De l'homme si semblable à lui qui l'observe depuis le box des accusés, Chérif dit qu'il a été un de ses agresseurs, une fois, mais aussi qu'il a été victime,
violé comme lui par son beau-père alors qu'il était mineur.
Sables mouvants
Mais si Daniel Legrand, et son père homonyme, acquitté également et décédé en 2012, prennent pour la première fois place dans les scènes d'horreur que décrit Chérif Delay, d'autres personnes, qu'il accusait il y a 15 ans, en ont disparu. La veille, son petit frère Jonathan Delay, 20 ans, s'est d'abord déclaré "victime de l'affaire Outreau". Et selon lui, Daniel Legrand, a "été là", quand il était agressé. "Je le vois chez mes parents", s'est-il contenté d'affirmer. Sans précisions.Seuls éléments tangibles, massifs, chez Jonathan comme Chérif, les souffrances, issues autant des viols subis que de leur profond sentiment d'injustice. Ils vivent le "fiasco judiciaire" d'Outreau, l'acquittement de 13 des 17 accusés, comme une insulte. Les lourdes condamnations de leurs principaux tortionnaires, leurs parents Thierry Delay et Myriam Badaoui et un couple de voisins qui ont aussi avoué, ont été balayées dans leur esprit par la violence qu'ils ont ressentie lors des procès. "On m'a demandé de répondre à un certain nombre de questions... S'en est suivi deux procès où +ils+ sont quasiment tous sortis et acquittés", résume Jonathan. Mais leurs témoignages, comme sur des sables mouvants, ne sont ni renforcés, ni démentis, par l'instruction aléatoire menée initialement par le juge Fabrice Burgaud.

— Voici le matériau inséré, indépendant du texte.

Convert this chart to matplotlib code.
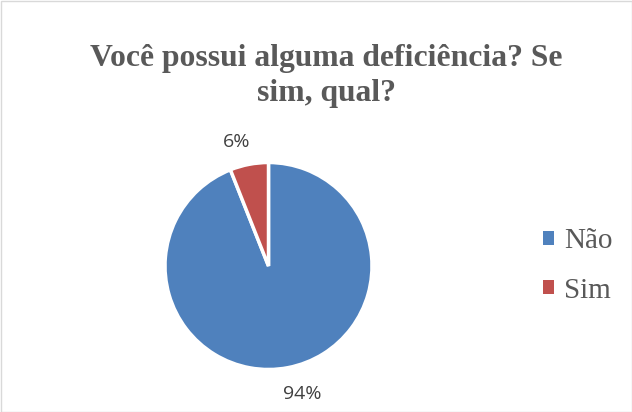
import matplotlib.pyplot as plt
from matplotlib.patches import Rectangle

# data
labels = ['Não', 'Sim']
values = [94, 6]
colors = ['#4F81BD', '#C0504D']
title = 'Você possui alguma deficiência? Se\nsim, qual?'

fig = plt.figure(figsize=(6.32, 4.12), dpi=100)
fig.patch.set_facecolor('white')
fig.add_artist(Rectangle((0.5 / 632, 0.5 / 412), 1 - 1 / 632, 1 - 1 / 412,
                         transform=fig.transFigure, fill=False,
                         edgecolor='#D9D9D9', linewidth=1))

# pie axes
ax = fig.add_axes([165 / 632, 42.5 / 412, 207 / 632, 207 / 412])
wedges, texts, autotexts = ax.pie(
    values, colors=colors, startangle=90, counterclock=False,
    autopct='%1.0f%%', pctdistance=1.22,
    wedgeprops=dict(edgecolor='white', linewidth=2.5),
    textprops=dict(family='Open Sans', fontsize=14, color='#404040'))
ax.set_xlim(-1, 1)
ax.set_ylim(-1, 1)
ax.set_aspect('equal')
# label spots as Excel's best fit puts them
autotexts[0].set_position((0.33, -1.24))
autotexts[1].set_position((-0.31, 1.2))

fig.text(0.5166, 0.8155, title, ha='center', va='center',
         family='Liberation Serif', fontweight='bold', fontsize=22.8,
         color='#595959', linespacing=1.26)

leg = fig.legend(wedges, labels, loc='center left',
                 bbox_to_anchor=(543 / 632, 146 / 412), frameon=False,
                 borderpad=0, borderaxespad=0,
                 prop=dict(family='Liberation Serif', size=21),
                 handlelength=0.38, handleheight=0.38, handletextpad=0.34,
                 labelspacing=0.8, labelcolor='#595959')
for h in leg.legend_handles:
    h.set_edgecolor('none')

fig.savefig('out.png', dpi=100)
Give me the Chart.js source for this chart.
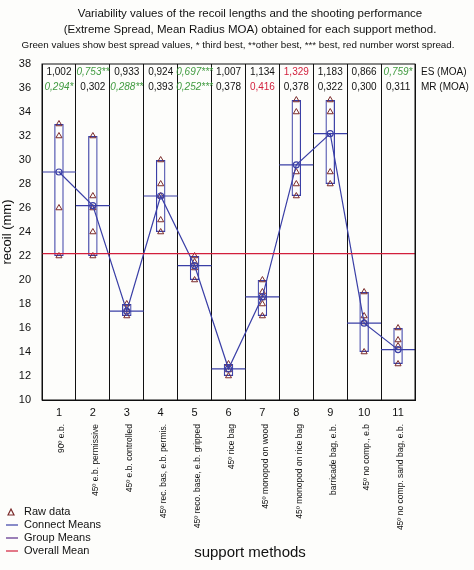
<!DOCTYPE html>
<html>
<head>
<meta charset="utf-8">
<script src="https://cdn.jsdelivr.net/npm/chart.js@4"></script>
<style>
  body { margin: 0; background: #fdfdfb; }
  #wrap { width: 474px; height: 570px; position: relative; }
</style>
</head>
<body>
<div id="wrap"><canvas id="recoilChart"></canvas></div>
<script>
const groups = ["1", "2", "3", "4", "5", "6", "7", "8", "9", "10", "11"];
const methods = ["90º e.b.", "45º e.b. permissive", "45º e.b. controlled", "45º rec. bas, e.b. permis.",
  "45º reco. base, e.b. gripped", "45º rice bag", "45º monopod on wood", "45º monopod on rice bag",
  "barricade bag, e.b.", "45º no comp., e.b", "45º no comp. sand bag, e.b."];
const rawData = [
  [33, 32, 26, 22], [32, 27, 26, 24, 22], [18, 17.5, 17], [30, 28, 27, 25, 24],
  [22, 21.5, 21, 20], [13, 12.5, 12], [20, 19, 18.5, 18, 17], [35, 34, 29, 28, 27],
  [35, 34, 29, 28], [19, 17, 16.5, 14], [16, 15, 14.5, 13]
];
const groupMeans = [29, 26.2, 17.4, 27, 21.2, 12.6, 18.6, 29.6, 32.2, 16.4, 14.2];
const overallMean = 22.2;
const esValues = ["1,002", "0,753**", "0,933", "0,924", "0,697***", "1,007", "1,134", "1,329", "1,183", "0,866", "0,759*"];
const mrValues = ["0,294*", "0,302", "0,288**", "0,393", "0,252***", "0,378", "0,416", "0,378", "0,322", "0,300", "0,311"];
const esColor = ["k", "g", "k", "k", "g", "k", "k", "r", "k", "k", "g"];
const mrColor = ["g", "k", "g", "k", "g", "k", "r", "k", "k", "k", "k"];

const BLUE = "#3a3fa6";
const RED = "#d21f3c";
const BROWN = "#7a2a2a";
const GREEN = "#3f9a3f";
const colMap = { k: "#111", g: GREEN, r: RED };

const rawPoints = [];
rawData.forEach((vals, i) => vals.forEach(v => rawPoints.push({ x: groups[i], y: v })));

const extras = {
  id: "extras",
  afterDatasetsDraw(chart) {
    const { ctx, chartArea: a, scales: { x, y } } = chart;
    const step = x.getPixelForValue(1) - x.getPixelForValue(0);
    ctx.save();
    // overall mean
    ctx.strokeStyle = RED; ctx.lineWidth = 1.2;
    ctx.beginPath();
    ctx.moveTo(a.left, y.getPixelForValue(overallMean));
    ctx.lineTo(a.right, y.getPixelForValue(overallMean));
    ctx.stroke();
    // group means
    ctx.strokeStyle = BLUE; ctx.lineWidth = 1.2;
    groupMeans.forEach((m, i) => {
      const cx = x.getPixelForValue(i), py = y.getPixelForValue(m);
      ctx.beginPath(); ctx.moveTo(cx - step / 2, py); ctx.lineTo(cx + step / 2, py); ctx.stroke();
    });
    // table
    ctx.textAlign = "center"; ctx.textBaseline = "middle";
    groups.forEach((g, i) => {
      const cx = x.getPixelForValue(i);
      ctx.font = (esColor[i] === "g" ? "italic " : "") + "10px 'Liberation Sans', Arial";
      ctx.fillStyle = colMap[esColor[i]];
      ctx.fillText(esValues[i], cx, a.top + 8);
      ctx.font = (mrColor[i] === "g" ? "italic " : "") + "10px 'Liberation Sans', Arial";
      ctx.fillStyle = colMap[mrColor[i]];
      ctx.fillText(mrValues[i], cx, a.top + 23);
    });
    ctx.fillStyle = "#111"; ctx.textAlign = "left"; ctx.font = "10px 'Liberation Sans', Arial";
    ctx.fillText("ES (MOA)", a.right + 6, a.top + 8);
    ctx.fillText("MR (MOA)", a.right + 6, a.top + 23);
    // rotated method labels
    ctx.font = "8.5px 'Liberation Sans', Arial"; ctx.textAlign = "right";
    methods.forEach((m, i) => {
      ctx.save();
      ctx.translate(x.getPixelForValue(i) + 3, a.bottom + 24);
      ctx.rotate(-Math.PI / 2);
      ctx.fillText(m, 0, 0);
      ctx.restore();
    });
    // frame
    ctx.strokeStyle = "#111"; ctx.lineWidth = 1;
    ctx.strokeRect(a.left, a.top, a.right - a.left, a.bottom - a.top);
    // title
    ctx.textAlign = "center"; ctx.fillStyle = "#111";
    ctx.font = "11.5px 'Liberation Sans', Arial";
    ctx.fillText("Variability values of the recoil lengths and the shooting performance", 250, 14);
    ctx.fillText("(Extreme Spread, Mean Radius MOA) obtained for each support method.", 250, 30);
    ctx.font = "9.8px 'Liberation Sans', Arial";
    ctx.fillText("Green values show best spread values, * third best, **other best, *** best, red number worst spread.", 238, 45);
    // legend
    ctx.textAlign = "left"; ctx.font = "11px 'Liberation Sans', Arial";
    const leg = [["tri", BROWN, "Raw data"], ["line", BLUE, "Connect Means"], ["line", "#5a2a8a", "Group Means"], ["line", RED, "Overall Mean"]];
    leg.forEach((l, k) => {
      const ly = 512 + k * 13;
      ctx.strokeStyle = l[1]; ctx.lineWidth = 1.2;
      ctx.beginPath();
      if (l[0] === "tri") { ctx.moveTo(8, ly + 3); ctx.lineTo(11, ly - 3); ctx.lineTo(14, ly + 3); ctx.closePath(); }
      else { ctx.moveTo(6, ly); ctx.lineTo(18, ly); }
      ctx.stroke();
      ctx.fillStyle = "#111";
      ctx.fillText(l[2], 24, ly);
    });
    ctx.font = "15px 'Liberation Sans', Arial"; ctx.textAlign = "center";
    ctx.fillText("support methods", 250, 553);
    ctx.restore();
  }
};

new Chart(document.getElementById("recoilChart"), {
  data: {
    labels: groups,
    datasets: [
      {
        type: "line", label: "Connect Means", data: groupMeans,
        borderColor: BLUE, borderWidth: 1.2, pointStyle: "circle", pointRadius: 3,
        pointBorderColor: BLUE, pointBackgroundColor: "transparent", order: 1
      },
      {
        type: "scatter", label: "Raw data", data: rawPoints,
        pointStyle: "triangle", pointRadius: 3.5, pointBorderColor: BROWN,
        pointBackgroundColor: "transparent", pointBorderWidth: 1, order: 2
      },
      {
        type: "bar", label: "Range", data: rawData.map(v => [Math.min(...v), Math.max(...v)]),
        backgroundColor: "transparent", borderColor: BLUE, borderWidth: 1.2,
        borderSkipped: false, barPercentage: 0.28, categoryPercentage: 1, order: 3
      }
    ]
  },
  options: {
    responsive: true, maintainAspectRatio: false, animation: false,
    layout: { padding: { top: 64, right: 59, left: 0, bottom: 0 } },
    plugins: { legend: { display: false }, tooltip: { enabled: false } },
    scales: {
      x: {
        type: "category", offset: true,
        grid: { offset: true, color: "#111", lineWidth: 1, drawTicks: false },
        border: { color: "#111" },
        ticks: { color: "#111", font: { size: 11, family: "'Liberation Sans', Arial" }, padding: 6 },
        afterFit: s => { s.height = 170; }
      },
      y: {
        min: 10, max: 38,
        grid: { display: false },
        border: { color: "#111" },
        ticks: { stepSize: 2, color: "#111", font: { size: 11, family: "'Liberation Sans', Arial" } },
        title: { display: true, text: "recoil (mm)", color: "#111", font: { size: 13, family: "'Liberation Sans', Arial" }, padding: 0 },
        afterFit: s => { s.width = 42; }
      }
    }
  },
  plugins: [extras]
});
</script>
</body>
</html>
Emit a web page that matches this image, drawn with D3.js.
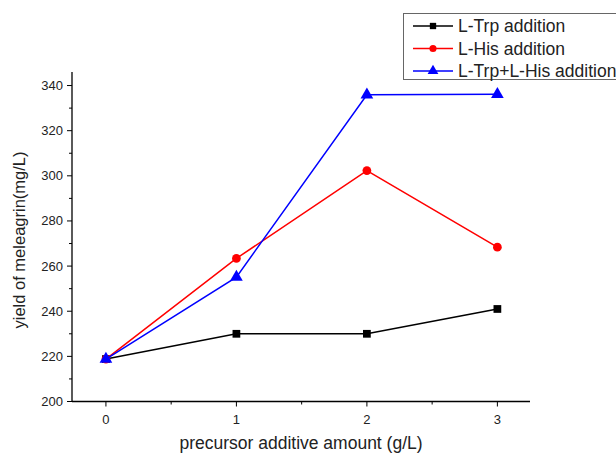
<!DOCTYPE html>
<html>
<head>
<meta charset="utf-8">
<script src="https://cdn.jsdelivr.net/npm/d3@7"></script>
<style>
  body { margin: 0; background: #fff; }
  svg { display: block; font-family: "Liberation Sans", Arial, sans-serif; }
</style>
</head>
<body>
<svg id="chart" width="616" height="455"></svg>
<script>
var amounts = [0, 1, 2, 3];
var trpYield = [218.8, 230.0, 230.0, 241.0];
var hisYield = [218.8, 263.4, 302.3, 268.4];
var bothYield = [218.8, 255.1, 335.9, 336.1];
var yTicks = [200, 220, 240, 260, 280, 300, 320, 340];

var seriesList = [
    {name: "L-Trp addition", values: trpYield, color: "#000000", shape: d3.symbolSquare},
    {name: "L-His addition", values: hisYield, color: "#ff0000", shape: d3.symbolCircle},
    {name: "L-Trp+L-His addition", values: bothYield, color: "#0000ff", shape: d3.symbolTriangle}
];

var svg = d3.select("#chart");

var x = d3.scaleLinear().domain([-0.26, 3.25]).range([72, 530]);
var y = d3.scaleLinear().domain([200, 346]).range([401.5, 72]);

// axes
var xAxis = svg.append("g").attr("transform", "translate(0,401.5)");
xAxis.append("path").attr("d", "M" + x.range()[0] + ",0H" + x.range()[1])
    .attr("stroke", "#000").attr("stroke-width", 1.3);
xAxis.selectAll(".minor").data([0.5, 1.5, 2.5]).enter().append("line")
    .attr("x1", function(d){ return x(d); }).attr("x2", function(d){ return x(d); })
    .attr("y1", 0).attr("y2", 3).attr("stroke", "#000");
xAxis.selectAll(".major").data(amounts).enter().append("line")
    .attr("x1", function(d){ return x(d); }).attr("x2", function(d){ return x(d); })
    .attr("y1", 0).attr("y2", 5).attr("stroke", "#000");
xAxis.selectAll("text").data(amounts).enter().append("text")
    .attr("x", function(d){ return x(d); }).attr("y", 22)
    .attr("text-anchor", "middle").attr("font-size", 13).attr("fill", "#222")
    .text(function(d){ return d; });

var yAxis = svg.append("g").attr("transform", "translate(72,0)");
yAxis.append("path").attr("d", "M0," + y.range()[0] + "V" + y.range()[1])
    .attr("stroke", "#000").attr("stroke-width", 1.3);
yAxis.selectAll(".minor").data(d3.range(210, 346, 20)).enter().append("line")
    .attr("y1", function(d){ return y(d); }).attr("y2", function(d){ return y(d); })
    .attr("x1", 0).attr("x2", -3).attr("stroke", "#000");
yAxis.selectAll(".major").data(yTicks).enter().append("line")
    .attr("y1", function(d){ return y(d); }).attr("y2", function(d){ return y(d); })
    .attr("x1", 0).attr("x2", -5).attr("stroke", "#000");
yAxis.selectAll("text").data(yTicks).enter().append("text")
    .attr("x", -9).attr("y", function(d){ return y(d) + 4.5; })
    .attr("text-anchor", "end").attr("font-size", 13).attr("fill", "#222")
    .text(function(d){ return d; });

svg.append("text")
    .attr("transform", "translate(25,240) rotate(-90)")
    .attr("text-anchor", "middle").attr("font-size", 16.5).attr("fill", "#222")
    .text("yield of meleagrin(mg/L)");
svg.append("text")
    .attr("x", 301).attr("y", 449)
    .attr("text-anchor", "middle").attr("font-size", 17.5).attr("fill", "#222")
    .text("precursor additive amount (g/L)");

// series
var line = d3.line()
    .x(function(d, i){ return x(amounts[i]); })
    .y(function(d){ return y(d); });

seriesList.forEach(function(s){
    svg.append("path").attr("d", line(s.values))
        .attr("fill", "none").attr("stroke", s.color).attr("stroke-width", 1.5);
    svg.selectAll(null).data(s.values).enter().append("path")
        .attr("d", d3.symbol().type(s.shape).size(s.shape === d3.symbolTriangle ? 70 : 60))
        .attr("transform", function(d, i){ return "translate(" + x(amounts[i]) + "," + y(d) + ")"; })
        .attr("fill", s.color);
});

// legend
var legend = svg.append("g");
legend.append("rect").attr("x", 403.5).attr("y", 13.5).attr("width", 240).attr("height", 66)
    .attr("fill", "#fff").attr("stroke", "#666").attr("stroke-width", 1);
seriesList.forEach(function(s, i){
    var ly = 26 + i * 22.5;
    legend.append("line").attr("x1", 413).attr("x2", 453).attr("y1", ly).attr("y2", ly)
        .attr("stroke", s.color).attr("stroke-width", 1.5);
    legend.append("path")
        .attr("d", d3.symbol().type(s.shape).size(s.shape === d3.symbolTriangle ? 50 : 40))
        .attr("transform", "translate(433," + ly + ")").attr("fill", s.color);
    legend.append("text").attr("x", 458).attr("y", ly + 6)
        .attr("font-size", 17.5).attr("fill", "#222").text(s.name);
});
</script>
</body>
</html>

Fabrice Burgaud n'a pas de regrets
Un "Dany Legrand" agresseur apparaît d'abord sur une liste, écrite par une assistante familiale chez qui avait été placé Dimitri, un autre frère Delay. Puis, dans la bouche de Myriam Badaoui, il devient un "patron de sex shop" en Belgique. Pourtant, soulignera le président de la cour en interrogeant l'ancien juge d'instruction Fabrice Burgaud vendredi, Daniel et son père ne sont "ni +Dany+, ni belges, ni patrons de sex-shop..."Mais malgré le feu roulant de questions sur les failles dans son instruction, Fabrice Burgaud n'a concédé aucun regret. L'audience reprend mardi avec l'audition de Dimitri Delay, partie civile lui aussi, avant que Thierry Delay ne soit entendu dans l'après-midi en visioconférence depuis la prison dans laquelle il purge sa peine de 20 ans d'incarcération pour avoir violé ses enfants.
Le lendemain c'est leur mère, Myriam Badaoui, dont les déclarations changeantes ont autant contribué à l'édification de l'instruction d'Outreau
qu'à son effondrement, qui doit venir témoigner en personne. Ayant purgé les deux tiers des 15 ans d'incarcération auxquels elle avait été condamnée, elle est libre depuis 2011.